COVID-19 & Household Spread: How Likely?


One Family’s Story

The fear of passing on COVID-19 to family members can be terrifying, as Heidi Horsley, PsyD, a psychologist in New York City and adjunct professor at Columbia University’s School of Social Work, now knows well.

In mid-March, Horsley and her daughter Samantha Jing, 15, flew from New York to their home in Tucson, AZ, on Saturday, March 14, joining her husband Markus Redding, 60, and son Alexander Redding, 21, who were already there.

By Monday, she noticed a ”weird pain in the back of my head, and by Tuesday morning I had classic symptoms, everything but the fever.” She felt like she had the flu, and then the fever set in. Like others, she reported that her sense of smell and taste went away. She got tested March 20 and found out 2 days later she was positive.



“They said, ‘Go to your room for 14 days,”’ she recalls.”My husband would bring food outside the door.” She would eat and then try to wash the utensils in the adjacent bathroom, then leave them outside the door again.

She worked on her computer, talked to her family through the door, and kept hoping no one else would become infected.
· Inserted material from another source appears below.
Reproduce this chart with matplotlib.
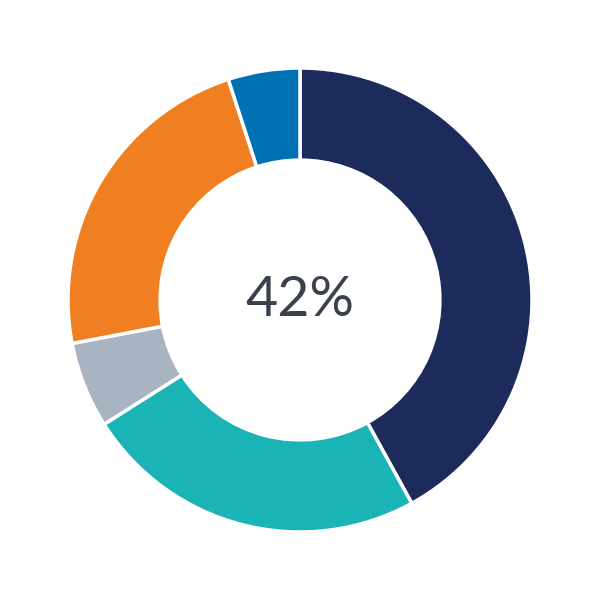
import matplotlib
matplotlib.use("Agg")
import matplotlib.pyplot as plt

# Segment shares, clockwise from top
labels = ["Navy", "Teal", "Gray", "Orange", "Blue"]
values = [42, 24, 6, 23, 5]
colors = ["#1c2b5b", "#1bb4b6", "#a9b4c2", "#f07f21", "#0071b3"]
center_text = "42%"

fig = plt.figure(figsize=(6, 6), dpi=100)
ax = fig.add_axes([0, 0, 1, 1])
ax.pie(values, colors=colors, startangle=90, counterclock=False, radius=1.0,
       wedgeprops=dict(width=0.397, edgecolor="white", linewidth=2.5))
lim = 300 / 232
ax.set_xlim(-lim, lim)
ax.set_ylim(-lim, lim)
ax.set_aspect("equal")
ax.axis("off")
ax.text(0, 0, center_text, ha="center", va="center", fontsize=40,
        color="#3a404c", family=["Lato", "DejaVu Sans"], fontweight="normal")

fig.savefig("out.png", dpi=100, facecolor="white")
Her husband ordered food for delivery or neighbors would bring supplies and leave them on the driveway, she says. “We were told our family should not leave the house.” They followed those instructions to the letter, she says.

“There is a lot of shame and guilt” worrying about spreading COVID-19, Horsley says. “My biggest fear was that I gave it to people unknowingly and to my family.” She worries about the people she was close to at the airport, on the plane and in the terminal before arriving in Tucson, fearing she unknowingly exposed people.

They isolated for 3 weeks instead of the recommended 2, and Horsley says nearly all her symptoms disappeared a few days ago. Her sense of taste and smell is still not normal, however. So far, everyone is healthy, she says, although her husband became extremely fatigued, got lightheaded and had a sore throat, but now feels better.  “Maybe he was just run down,” she says, citing the pressure of taking care of her, their son and daughter and handling all the household duties. Mild cases of coronavirus, however, are consistent with what her husband was going through.